Question

Find all rational zeros of the polynomial, and write the polynomial in factored form.$$P(x)=12 x^{3}-20 x^{2}+x+3$$

Answer

**step1 Identify Possible Rational Zeros**

To find the possible rational zeros of a polynomial with integer coefficients, we use the Rational Root Theorem. This theorem states that any rational zero, if it exists, must be of the form $$\frac{p}{q}$$, where $$p$$ is a divisor of the constant term and $$q$$ is a divisor of the leading coefficient.

For the given polynomial $$P(x) = 12x^3 - 20x^2 + x + 3$$:

The constant term is 3. Its integer divisors (possible values for $$p$$) are:

$$\pm 1, \pm 3$$

The leading coefficient is 12. Its integer divisors (possible values for $$q$$) are:

$$\pm 1, \pm 2, \pm 3, \pm 4, \pm 6, \pm 12$$

By forming all possible fractions $$\frac{p}{q}$$ and removing duplicates, the set of all possible rational zeros is:

$$\pm 1, \pm 3, \pm \frac{1}{2}, \pm \frac{3}{2}, \pm \frac{1}{3}, \pm \frac{1}{4}, \pm \frac{3}{4}, \pm \frac{1}{6}, \pm \frac{1}{12}$$

**step2 Test a Possible Rational Zero**

We test these possible rational zeros by substituting them into the polynomial until we find one that makes the polynomial equal to zero. Let's try $$x = \frac{1}{2}$$.

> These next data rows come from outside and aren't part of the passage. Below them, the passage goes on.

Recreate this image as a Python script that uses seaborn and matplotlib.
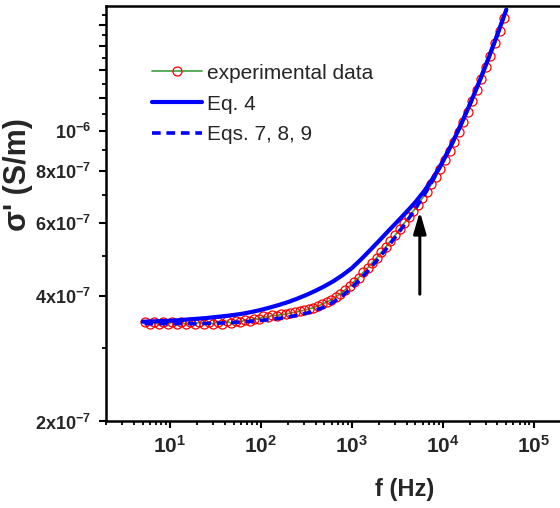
import numpy as np
import pandas as pd
import matplotlib
matplotlib.use("Agg")
import matplotlib.pyplot as plt
import seaborn as sns
from matplotlib.ticker import FixedLocator, LogLocator, NullFormatter

# --- data (sigma in units of 1e-7 S/m) ---
freq_exp = [5.31, 5.96, 6.68, 7.50, 8.41, 9.44, 10.59, 11.89, 13.34, 14.96, 16.79, 18.84,
            21.13, 23.71, 26.61, 29.85, 33.50, 37.58, 42.17, 47.32, 53.09, 59.57, 66.83,
            74.99, 84.14, 94.41, 105.9, 118.9, 133.4, 149.6, 167.9, 188.4, 211.3, 237.1,
            266.1, 298.5, 335.0, 375.8, 421.7, 473.2, 530.9, 595.7, 668.3, 749.9, 841.4,
            944.1, 1059, 1189, 1334, 1496, 1679, 1884, 2113, 2371, 2661, 2985, 3350, 3758,
            4217, 4732, 5309, 5957, 6683, 7499, 8414, 9441, 10590, 11890, 13340, 14960,
            16790, 18840, 21130, 23710, 26610, 29850, 33500, 37580, 42170, 47320]
sigma_exp = np.array([3.471, 3.424, 3.471, 3.424, 3.471, 3.424, 3.471, 3.424, 3.471, 3.424,
                      3.471, 3.424, 3.472, 3.426, 3.476, 3.431, 3.480, 3.436, 3.488, 3.444,
                      3.497, 3.462, 3.516, 3.490, 3.538, 3.521, 3.579, 3.564, 3.599, 3.593,
                      3.622, 3.620, 3.652, 3.660, 3.688, 3.701, 3.733, 3.753, 3.795, 3.826,
                      3.881, 3.925, 3.995, 4.057, 4.147, 4.228, 4.338, 4.439, 4.569, 4.688,
                      4.825, 4.959, 5.112, 5.263, 5.435, 5.606, 5.801, 5.992, 6.195, 6.413,
                      6.647, 6.886, 7.144, 7.441, 7.765, 8.118, 8.520, 8.956, 9.432, 9.953,
                      10.518, 11.133, 11.806, 12.544, 13.348, 14.227, 15.187, 16.253,
                      17.419, 18.677]) * 1e-7

freq_eq4 = [5.01, 6.31, 7.94, 10, 12.6, 15.8, 20.0, 25.1, 31.6, 39.8, 50.1, 63.1, 79.4,
            100, 126, 158, 200, 251, 316, 398, 501, 631, 794, 1000, 1259, 1585, 1995,
            2512, 3162, 3981, 5012, 6310, 7943, 10000, 12590, 15850, 19950, 25120, 31620,
            39810, 50120]
sigma_eq4 = np.array([3.476, 3.482, 3.489, 3.495, 3.506, 3.520, 3.534, 3.548, 3.567, 3.586,
                      3.608, 3.635, 3.670, 3.712, 3.761, 3.815, 3.878, 3.950, 4.032, 4.126,
                      4.232, 4.355, 4.503, 4.678, 4.907, 5.165, 5.443, 5.742, 6.051, 6.383,
                      6.746, 7.187, 7.745, 8.444, 9.312, 10.364, 11.615, 13.107, 14.895,
                      17.042, 19.612]) * 1e-7

freq_fit = [5.25, 6.31, 7.94, 10, 12.6, 15.8, 20.0, 25.1, 31.6, 39.8, 50.1, 63.1, 79.4,
            100, 126, 158, 200, 251, 316, 398, 501, 631, 794, 1000, 1259, 1585, 1995,
            2512, 3162, 3981, 5012, 6310, 7943, 10000, 12590, 15850, 19950, 25120, 31620,
            39810, 50120]
sigma_fit = np.array([3.439, 3.439, 3.439, 3.439, 3.439, 3.439, 3.439, 3.443, 3.447, 3.454,
                      3.463, 3.473, 3.486, 3.501, 3.520, 3.542, 3.569, 3.602, 3.643, 3.699,
                      3.775, 3.879, 4.018, 4.196, 4.414, 4.667, 4.952, 5.273, 5.635, 6.040,
                      6.502, 7.039, 7.674, 8.424, 9.312, 10.364, 11.615, 13.107, 14.895,
                      17.042, 19.612]) * 1e-7

x_ticks = [1e1, 1e2, 1e3, 1e4, 1e5]
x_labels = [r"$10^{1}$", r"$10^{2}$", r"$10^{3}$", r"$10^{4}$", r"$10^{5}$"]
y_ticks = [2e-7, 4e-7, 6e-7, 8e-7, 1e-6, 1.2e-6, 1.4e-6, 1.6e-6, 1.8e-6]
y_labels = [r"$2x10^{-7}$", r"$4x10^{-7}$", r"$6x10^{-7}$", r"$8x10^{-7}$", r"$10^{-6}$",
            "", "", "", ""]
y_minor = [3e-7, 5e-7, 7e-7, 9e-7, 1.1e-6, 1.3e-6, 1.5e-6, 1.7e-6, 1.9e-6]

sns.set_style("ticks")
plt.rcParams["font.family"] = ["Liberation Sans", "DejaVu Sans"]
plt.rcParams["mathtext.fontset"] = "custom"
plt.rcParams["mathtext.rm"] = "Liberation Sans"
plt.rcParams["mathtext.bf"] = "Liberation Sans:bold"
plt.rcParams["mathtext.default"] = "bf"

fig = plt.figure(figsize=(5.6, 5.08), dpi=100)
ax = fig.add_axes([0.19, 0.1703, 0.8118, 0.818])
ax.set_xscale("log")
ax.set_yscale("log")

df_exp = pd.DataFrame({"f": freq_exp, "sigma": sigma_exp})
sns.lineplot(data=df_exp, x="f", y="sigma", ax=ax, estimator=None, sort=False,
             color="#3ca03c", lw=1.2, marker="o", markersize=6.5, markerfacecolor="none",
             markeredgecolor="red", markeredgewidth=0.9, label="experimental data")
sns.lineplot(x=freq_eq4, y=sigma_eq4, ax=ax, estimator=None, sort=False,
             color="blue", lw=3, label="Eq. 4")
sns.lineplot(x=freq_fit, y=sigma_fit, ax=ax, estimator=None, sort=False,
             color="blue", lw=2.6, linestyle=(0, (2.4, 1.6)), label="Eqs. 7, 8, 9")

ax.set_xlim(2, 2e5)
ax.set_ylim(2e-7, 2e-6)

ax.set_xticks(x_ticks)
ax.set_xticklabels(x_labels)
ax.xaxis.set_minor_locator(LogLocator(base=10, subs=np.arange(2, 10)))
ax.xaxis.set_minor_formatter(NullFormatter())
ax.yaxis.set_major_locator(FixedLocator(y_ticks))
ax.set_yticklabels(y_labels)
ax.yaxis.set_minor_locator(FixedLocator(y_minor))
ax.yaxis.set_minor_formatter(NullFormatter())

ax.tick_params(which="major", direction="out", length=5, width=1.5, color="black")
ax.tick_params(which="minor", direction="out", length=3, width=1.3, color="black")
ax.tick_params(axis="x", which="major", labelsize=15, pad=5)
ax.tick_params(axis="y", which="major", labelsize=13, pad=6)

for side in ["left", "bottom", "top"]:
    ax.spines[side].set_linewidth(1.8)
    ax.spines[side].set_color("black")
ax.spines["right"].set_visible(False)

ax.set_xlabel("f (Hz)", fontsize=17, fontweight="bold")
ax.xaxis.set_label_coords(0.657, -0.135)
ax.set_ylabel("σ' (S/m)", fontsize=22, fontweight="bold")
ax.yaxis.set_label_coords(-0.162, 0.594)

ax.annotate("", xy=(5600, 6.4e-7), xytext=(5600, 4.05e-7),
            arrowprops=dict(arrowstyle="-|>,head_length=1.3,head_width=0.38",
                            mutation_scale=10, color="black", lw=2.2,
                            shrinkA=0, shrinkB=0))

ax.legend(loc="upper left", bbox_to_anchor=(0.100, 0.861), frameon=False, fontsize=15,
          handlelength=2.4, handletextpad=0.25, labelspacing=0.57, borderpad=0,
          borderaxespad=0)

fig.savefig("out.png", dpi=100)
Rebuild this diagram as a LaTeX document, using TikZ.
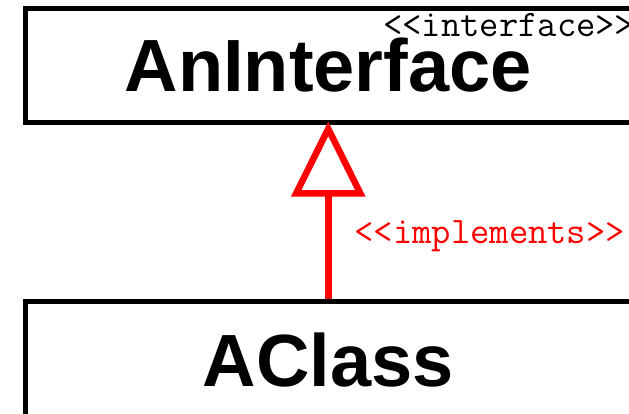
\documentclass[tikz,border=0pt]{standalone}
\usepackage{fontspec}
\setsansfont{Liberation Sans}
\usetikzlibrary{arrows.meta}
\begin{document}
\begin{tikzpicture}[x=1bp,y=-1bp,
  umlbox/.style={draw, line width=5bp, rectangle, minimum width=605.5bp, inner sep=0pt,
    font=\fontsize{74bp}{80bp}\selectfont\sffamily\bfseries},
  stereo/.style={anchor=base west, inner sep=0pt, font=\fontsize{37.5bp}{41bp}\selectfont\ttfamily},
  implements/.style={draw, red, line width=6.5bp, shorten >=-3bp,
    -{Triangle[open, length=75bp, width=73bp]}}]
\useasboundingbox (0,0) rectangle (629,413);
\clip (0,0) rectangle (629,413);
\node[umlbox, minimum height=113.5bp] (iface) at (328.25,65.25) {AnInterface};
\node[stereo] (ifacestereo) at (383,36) {<<interface>>};
\node[umlbox, minimum height=117bp] (cls) at (328.25,360) {AClass};

\path[implements] (cls.north) -- (iface.south) node[pos=0.32, stereo, text=red, xshift=23bp] (impl) {<<implements>>};
\end{tikzpicture}
\end{document}
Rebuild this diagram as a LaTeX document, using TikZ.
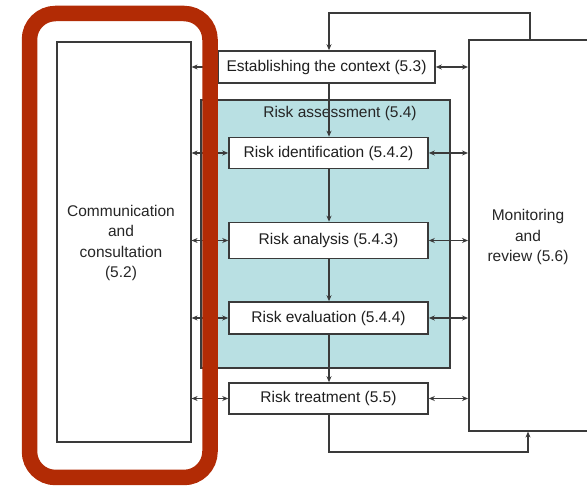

$$P\left(\frac{1}{2}\right) = 12\left(\frac{1}{2}\right)^3 - 20\left(\frac{1}{2}\right)^2 + \frac{1}{2} + 3$$

$$P\left(\frac{1}{2}\right) = 12\left(\frac{1}{8}\right) - 20\left(\frac{1}{4}\right) + \frac{1}{2} + 3$$

$$P\left(\frac{1}{2}\right) = \frac{12}{8} - \frac{20}{4} + \frac{1}{2} + 3$$

$$P\left(\frac{1}{2}\right) = \frac{3}{2} - 5 + \frac{1}{2} + 3$$

$$P\left(\frac{1}{2}\right) = \left(\frac{3}{2} + \frac{1}{2}\right) - 5 + 3$$

$$P\left(\frac{1}{2}\right) = \frac{4}{2} - 2$$

$$P\left(\frac{1}{2}\right) = 2 - 2$$

$$P\left(\frac{1}{2}\right) = 0$$

Since $$P\left(\frac{1}{2}\right) = 0$$, $$x = \frac{1}{2}$$ is a rational zero of the polynomial. This means that $$(x - \frac{1}{2})$$ is a factor of $$P(x)$$, or equivalently, $$(2x - 1)$$ is a factor.

**step3 Perform Polynomial Division**

Since $$(2x - 1)$$ is a factor, we can divide the polynomial $$P(x)$$ by $$(2x - 1)$$ to find the remaining factors. We can use synthetic division with the root $$x = \frac{1}{2}$$ to find the quotient. The coefficients of the polynomial are 12, -20, 1, 3.

\begin{array}{c|cccc}
\frac{1}{2} & 12 & -20 & 1 & 3 \\
& & 6 & -7 & -3 \\
\hline
& 12 & -14 & -6 & 0 \\
\end{array}

The numbers in the last row (12, -14, -6) are the coefficients of the quotient. Since we divided by $$(x - \frac{1}{2})$$, the quotient is a quadratic polynomial: $$12x^2 - 14x - 6$$.

So, we can write $$P(x) = \left(x - \frac{1}{2}\right)(12x^2 - 14x - 6)$$.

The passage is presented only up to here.